Task data:
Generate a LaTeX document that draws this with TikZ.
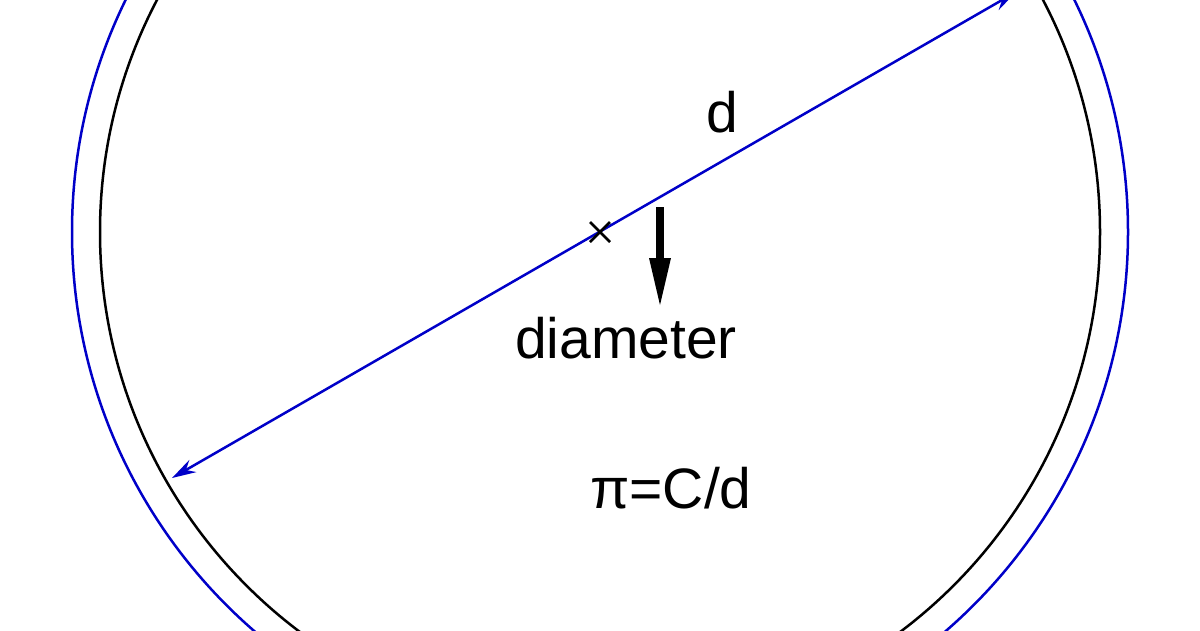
\documentclass[tikz,border=0pt]{standalone}
\usepackage{fontspec}
\setmainfont{Liberation Sans}
\usetikzlibrary{arrows.meta}
\definecolor{dblue}{RGB}{0,0,200}
\tikzset{lbl/.style={font=\fontsize{57}{64}\selectfont, inner sep=0pt}}
\begin{document}
\begin{tikzpicture}[x=1pt,y=-1pt]
\useasboundingbox (0,0) rectangle (1200,630);
\clip (0,0) rectangle (1200,630);
\fill[white] (0,0) rectangle (1200,630);
\coordinate (c) at (600,232);
\draw[black, line width=2.5pt] (c) circle[radius=500];
\draw[dblue, line width=2.5pt] (c) circle[radius=528];
\coordinate (p1) at (172,478);
\coordinate (p2) at (1016,-8);
\draw[dblue, line width=2.5pt, {Stealth[length=24pt,width=14pt,inset=8pt]}-{Stealth[length=24pt,width=14pt,inset=8pt]}] (p1) -- (p2);
\draw[line width=2.5pt] (590,222) -- (610,242) (590,242) -- (610,222);
\coordinate (a2) at (660,305);
\fill (656,207) rectangle (664,258);
\fill (649,258) -- (671,258) -- (a2) -- cycle;
\node[lbl] (d) at (722,112) {d};
\node[lbl] (diam) at (626,338) {diameter};
\node[lbl] (pi) at (671,488) {π=C/d};
\end{tikzpicture}
\end{document}
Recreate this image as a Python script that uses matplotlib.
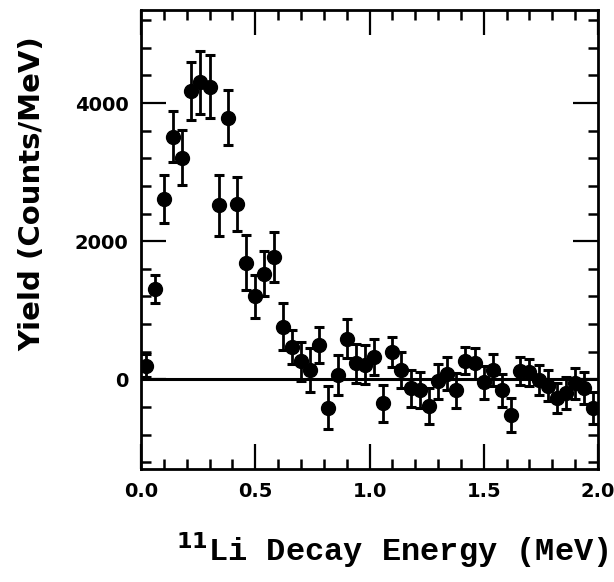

Short problem:
An exact transcription of all the entries is required, without the pictures.

Complete answer:
Generate a LaTeX document that draws this with TikZ.
\documentclass[tikz,border=0pt]{standalone}
\usepackage{fontspec}
\setmainfont{Liberation Sans}
\usetikzlibrary{arrows.meta}
\definecolor{dblue}{RGB}{0,0,200}
\tikzset{lbl/.style={font=\fontsize{57}{64}\selectfont, inner sep=0pt}}
\begin{document}
\begin{tikzpicture}[x=1pt,y=-1pt]
\useasboundingbox (0,0) rectangle (1200,630);
\clip (0,0) rectangle (1200,630);
\fill[white] (0,0) rectangle (1200,630);
\coordinate (c) at (600,232);
\draw[black, line width=2.5pt] (c) circle[radius=500];
\draw[dblue, line width=2.5pt] (c) circle[radius=528];
\coordinate (p1) at (172,478);
\coordinate (p2) at (1016,-8);
\draw[dblue, line width=2.5pt, {Stealth[length=24pt,width=14pt,inset=8pt]}-{Stealth[length=24pt,width=14pt,inset=8pt]}] (p1) -- (p2);
\draw[line width=2.5pt] (590,222) -- (610,242) (590,242) -- (610,222);
\coordinate (a2) at (660,305);
\fill (656,207) rectangle (664,258);
\fill (649,258) -- (671,258) -- (a2) -- cycle;
\node[lbl] (d) at (722,112) {d};
\node[lbl] (diam) at (626,338) {diameter};
\node[lbl] (pi) at (671,488) {π=C/d};
\end{tikzpicture}
\end{document}
Recreate this image as a Python script that uses matplotlib.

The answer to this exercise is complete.